Thermal Management: Cooling 1,200 Amps
Generating 1,200 Amps creates an immense amount of waste heat. Each alternator becomes a high-powered heater under the hood. If the air doesn’t circulate, efficiency drops—a phenomenon known as “Heat Fade.”
Pro Cooling Strategies:
- Overdrive Pulleys: These make the alternators spin faster at idle, increasing internal fan speed.
- Air Ducting: In SPL competition, it’s common to see ducts bringing fresh air from the front grille directly to the rear of the alternators.
- Heat Sinks: High-end units often feature finned aluminum casings to increase surface area for Thermal Dissipation.

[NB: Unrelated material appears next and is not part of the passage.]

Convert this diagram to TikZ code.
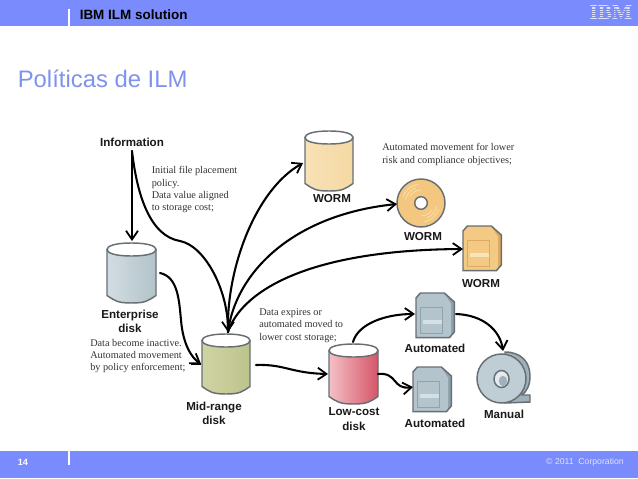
\documentclass[tikz,border=0pt]{standalone}
\usepackage{fontspec}
\setmainfont{Liberation Sans}
\newfontfamily\serifface{Liberation Serif}
\usetikzlibrary{arrows.meta}
\definecolor{bandblue}{HTML}{7A8CFD}
\definecolor{titleblue}{HTML}{7F92EC}
\definecolor{footlight}{HTML}{DDE1FC}
\definecolor{edgegray}{HTML}{686F73}
\definecolor{wormL}{HTML}{F7E1B6}\definecolor{wormM}{HTML}{EFC077}\definecolor{wormR}{HTML}{F5D9A3}
\definecolor{entL}{HTML}{D2DDE2}\definecolor{entM}{HTML}{9CB0BA}\definecolor{entR}{HTML}{B2C3CA}
\definecolor{midL}{HTML}{D0D4A4}\definecolor{midM}{HTML}{A4AD6C}\definecolor{midR}{HTML}{BDC38C}
\definecolor{lowL}{HTML}{F4C0C6}\definecolor{lowM}{HTML}{DC6274}\definecolor{lowR}{HTML}{D55567}
\definecolor{discface}{HTML}{F3C77F}\definecolor{discring}{HTML}{F9DDA8}
\definecolor{cartO}{HTML}{F3C983}\definecolor{cartOd}{HTML}{DDAA62}\definecolor{cartOs}{HTML}{F9E3BC}
\definecolor{cartG}{HTML}{B4C4CC}\definecolor{cartGd}{HTML}{8FA3AD}\definecolor{cartGs}{HTML}{D5E0E5}
\definecolor{reelF}{HTML}{BFCDD4}\definecolor{reelB}{HTML}{9FB1BA}
\newcommand{\pxfont}[2]{\fontsize{#1pt}{#2pt}\selectfont}
% cylinder: name, x0, ytop, x1, ybot, left, middle, right
\newcommand{\cyl}[8]{%
  \pgfmathsetmacro{\xm}{(#2+#4)/2}%
  \pgfmathsetmacro{\yA}{#3+6.5}%
  \pgfmathsetmacro{\yB}{#5-7.5}%
  \pgfmathsetmacro{\kx}{(#4-#2)*0.28}%
  \path[draw=edgegray,line width=1.1pt,left color=#6,middle color=#7,right color=#8]
    (#2,\yA) -- (#2,\yB) .. controls (#2+\kx*0.6,#5-2) and (\xm-\kx,#5) .. (\xm,#5)
    .. controls (\xm+\kx,#5) and (#4-\kx*0.6,#5-2) .. (#4,\yB) -- (#4,\yA) -- cycle;
  \draw[edgegray,line width=1.1pt,fill=white]
    (\xm,#3) .. controls (\xm+\kx*1.2,#3) and (#4,#3+3) .. (#4,\yA)
    .. controls (#4,#3+10) and (\xm+\kx*1.2,#3+13) .. (\xm,#3+13)
    .. controls (\xm-\kx*1.2,#3+13) and (#2,#3+10) .. (#2,\yA)
    .. controls (#2,#3+3) and (\xm-\kx*1.2,#3) .. (\xm,#3) -- cycle;
  \coordinate (#1) at (\xm,{(#3+#5)/2});%
}
% cartridge: name, x, y (top left), face, side, stripe
\newcommand{\cart}[6]{%
  \begin{scope}[shift={(#2,#3)},scale=1/3]
    \fill[#4] (0,134) -- (0,15) -- (13,0) -- (85,0) -- (115,27) -- (115,117) -- (100,134) -- cycle;
    \fill[#5] (105,134) -- (105,32) -- (85,0) -- (115,27) -- (115,117) -- (100,134) -- cycle;
    \draw[#5,line width=.6pt] (12,42) rectangle (78,122);
    \fill[#6] (20,82) rectangle (77,93);
    \draw[edgegray,line width=1.1pt]
      (0,134) -- (0,15) -- (13,0) -- (85,0) -- (115,27) -- (115,117) -- (100,134) -- cycle;
    \coordinate (#1) at (57,67);
  \end{scope}%
}
\tikzset{
  flow/.style={draw=black,line width=1.55pt,line cap=round,-{Straight Barb[length=6.5pt,width=9pt,line width=1.35pt]}},
  iconlabel/.style={font=\bfseries\pxfont{8.7}{10.6},align=center,inner sep=0pt,text=black!90},
  note/.style={font=\serifface\pxfont{7.7}{9.2},align=left,anchor=north west,inner sep=0pt,text=black!80},
  band/.style={fill=bandblue,draw=none}
}
\begin{document}
\begin{tikzpicture}[x=0.75pt,y=-0.75pt]
\useasboundingbox (0,0) rectangle (638,478);
\fill[white] (0,0) rectangle (638,478);
% bands
\fill[band] (0,0) rectangle (638,26.5);
\fill[band] (0,451) rectangle (638,478);
\draw[white,line width=1pt] (69,9) -- (69,27);
\draw[white,line width=1pt] (69,451) -- (69,465);
\node[font=\bfseries\pxfont{10.1}{12},anchor=west,inner sep=0pt,text=black] (hdr) at (79.5,14.5) {IBM ILM solution};
\node[font=\pxfont{17.9}{21},anchor=west,inner sep=0pt,text=titleblue] (title) at (17.5,78.5) {Políticas de ILM};
\node[font=\bfseries\pxfont{6.8}{8},anchor=west,inner sep=0pt,text=white] (pageno) at (17.5,462) {14};
\node[font=\pxfont{6.5}{8},anchor=east,inner sep=0pt,text=footlight] (copy) at (624,462) {© 2011\ \ Corporation};
% IBM logo
\node[font=\serifface\bfseries\pxfont{16}{18},anchor=center,inner sep=0pt,text=footlight] (logo) at (611,13) {IBM};
\foreach \yy in {6.8,8.9,11,13.1,15.2,17.3,19.4}
  \draw[bandblue,line width=.55pt] (588,\yy) -- (634,\yy);
% cylinders
\cyl{worma}{305}{131}{353}{191}{wormL}{wormM}{wormR}
\cyl{ent}{107}{243}{156}{303}{entL}{entM}{entR}
\cyl{mid}{202}{334}{250}{394}{midL}{midM}{midR}
\cyl{low}{329}{344}{378}{404}{lowL}{lowM}{lowR}
% disc
\fill[discface] (421,203) circle (24);
\foreach \rr/\aa/\bb in {19/20/80,16/10/70,13/30/90,19/200/260,16/190/250,13/210/270}
  \draw[discring,line width=.7pt] (421,203) ++(\aa:\rr) arc (\aa:\bb:\rr);
\draw[edgegray,line width=1.1pt] (421,203) circle (24);
\draw[edgegray,line width=1.1pt,fill=white] (421,203) circle (6.3);
\coordinate (discc) at (421,203);
% cartridges
\cart{wormb}{463}{226}{cartO}{cartOd}{cartOs}
\cart{autoa}{416}{293}{cartG}{cartGd}{cartGs}
\cart{autob}{413}{367}{cartG}{cartGd}{cartGs}
% reel
\draw[edgegray,line width=1.1pt,fill=reelB] (505,352) .. controls (521,352) and (530,362) .. (530,376)
  .. controls (530,385) and (527,391) .. (522,395) -- (530,395) -- (530,402) -- (505,403) -- cycle;
\draw[edgegray,line width=1.1pt,fill=reelF] (501.5,378.5) circle (24.5);
\draw[edgegray,line width=1.1pt,fill=white!60!reelF] (501.5,379) ellipse (7.5 and 8.5);
\fill[reelB] (503,381) ellipse (4.2 and 5.2);
\coordinate (reelc) at (505,378);
% labels
\node[iconlabel] (linfo) at (132,142) {Information};
\node[iconlabel] (lworma) at (332,199) {WORM};
\node[iconlabel] (lwormb) at (423,237) {WORM};
\node[iconlabel] (lwormc) at (481,283.5) {WORM};
\node[iconlabel] (lent) at (130,321) {Enterprise\\disk};
\node[iconlabel] (lmid) at (214,413.5) {Mid-range\\disk};
\node[iconlabel] (llow) at (354,419) {Low-cost\\disk};
\node[iconlabel] (lautoa) at (435,348.5) {Automated};
\node[iconlabel] (lautob) at (435,423) {Automated};
\node[iconlabel] (lman) at (504,414) {Manual};
% notes
\node[note] (n1) at (151.5,166.5) {Initial file placement\\policy.\\Data value aligned\\to storage cost;};
\node[note] (n2) at (382,143.5) {Automated movement for lower\\risk and compliance objectives;};
\node[note] (n3) at (259,308.5) {Data expires or\\automated moved to\\lower cost storage;};
\node[note] (n4) at (90,339) {Data become inactive.\\Automated movement\\by policy enforcement;};
% connector anchors
\coordinate (infosrc) at (132,151);
\coordinate (entin) at (132,241);
\coordinate (hub) at (228,332);
\coordinate (wormain) at (303,163);
\coordinate (discin) at (397,204);
\coordinate (wormbin) at (463,249);
\coordinate (entout) at (160,273);
\coordinate (midin) at (201,364);
\coordinate (midtail) at (191,364);
\coordinate (midout) at (256,365);
\coordinate (lowin) at (328,374);
\coordinate (lowouta) at (353,342);
\coordinate (lowoutb) at (378,374);
\coordinate (autoain) at (415,314);
\coordinate (autobin) at (413,387);
\coordinate (autoaout) at (456,314);
\coordinate (reelin) at (503,351);
% connectors
\draw[flow] (infosrc) -- (entin);
\draw[flow] (infosrc) .. controls (137,195) and (150,236) .. (180,241)
  .. controls (205,246) and (228,290) .. (hub);
\draw[flow] (hub) .. controls (226,270) and (255,190) .. (wormain);
\draw[flow] (hub) .. controls (235,275) and (290,215) .. (discin);
\draw[flow] (hub) .. controls (240,295) and (300,250) .. (wormbin);
\draw[flow] (entout) .. controls (178,277) and (179,300) .. (181,320)
  .. controls (183,345) and (192,358) .. (midin);
\draw[black,line width=1.35pt] (midtail) -- (midin);
\draw[flow] (midout) .. controls (285,364) and (290,373) .. (lowin);
\draw[flow] (lowouta) .. controls (358,324) and (385,314) .. (autoain);
\draw[flow] (lowoutb) .. controls (398,372) and (392,390) .. (autobin);
\draw[flow] (autoaout) .. controls (483,315) and (500,330) .. (reelin);
\end{tikzpicture}
\end{document}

The Copper Infrastructure: 0 Gauge OFC and Busbars
Transporting 1,200 Amps requires an infrastructure that would intimidate most electricians. You don’t use a single wire; you use a “loom” of heavy-duty cables.
Each alternator typically has its own dedicated 0 Gauge OFC Cable run. These cables converge into a massive Copper Busbar before heading to the battery bank.
- Why Pure Copper? Aluminum (CCA) is forbidden here. The extra resistance of aluminum at 1,000+ amps would generate enough heat to melt the insulation and start a fire. OFC Cable is the only safe way to transport this much energy.
The Industrial-Scale Big 3 Upgrade
If you are pushing 1,200 Amps into the system via the positive post, that same current must return to the alternator through the chassis. A standard Big 3 Upgrade isn’t enough. You need to reinforce the engine block and chassis grounds with multiple 0-gauge cables to ensure the “return path” has zero bottlenecks. If the ground is weak, your expensive quad-alternator setup will underperform.
Safety and Circuit Protection: Controlling the Lightning
A short circuit in a 1,200-amp system is essentially an industrial arc-welder.
- ANL Fuses: Every single output cable from every alternator must be fused. If one alternator shorts internally, the others will dump 900+ amps into it, causing an explosion if not fused.
- Heat Shielding: Since these cables run near exhaust manifolds, using high-temp “tech-flex” and heat-shielding sleeves is mandatory to prevent the insulation from becoming brittle.
Conclusion: Engineering Without Compromise
Building a quad-alternator system is the ultimate expression of Car Audio engineering. It’s about more than just being loud; it’s about providing the electrical “pressure” required for high-fidelity, high-impact sound. By focusing on Billet Aluminum brackets, OFC Wiring, and external regulation, you turn your vehicle into a professional power station.
When your voltage stays at a rock-solid 14.4V during the most violent bass drops, you’ll know the engineering was worth it. Protect your gear, feed the beast, and let the music play.
FAQ
1. Does a quad-alternator setup affect gas mileage? Yes. Generating 1,200 Amps requires significant horsepower from the engine. When the system is at full tilt, it can sap 15-20 horsepower just to turn those alternators, which will noticeably impact fuel economy.
2. Can I use different brands of alternators in the same bracket? It is highly discouraged. For parallel synchronization to work perfectly, the alternators should have identical internal windings and turn ratios. Mixing brands often leads to uneven load sharing and premature failure.
3. Do I need a second belt? Most quad-brackets utilize a single, very long “heavy-duty” belt. However, some extreme builds use a dual-belt system to prevent slippage. If you hear a “squeal” when the bass hits, your belt is slipping and you are losing power.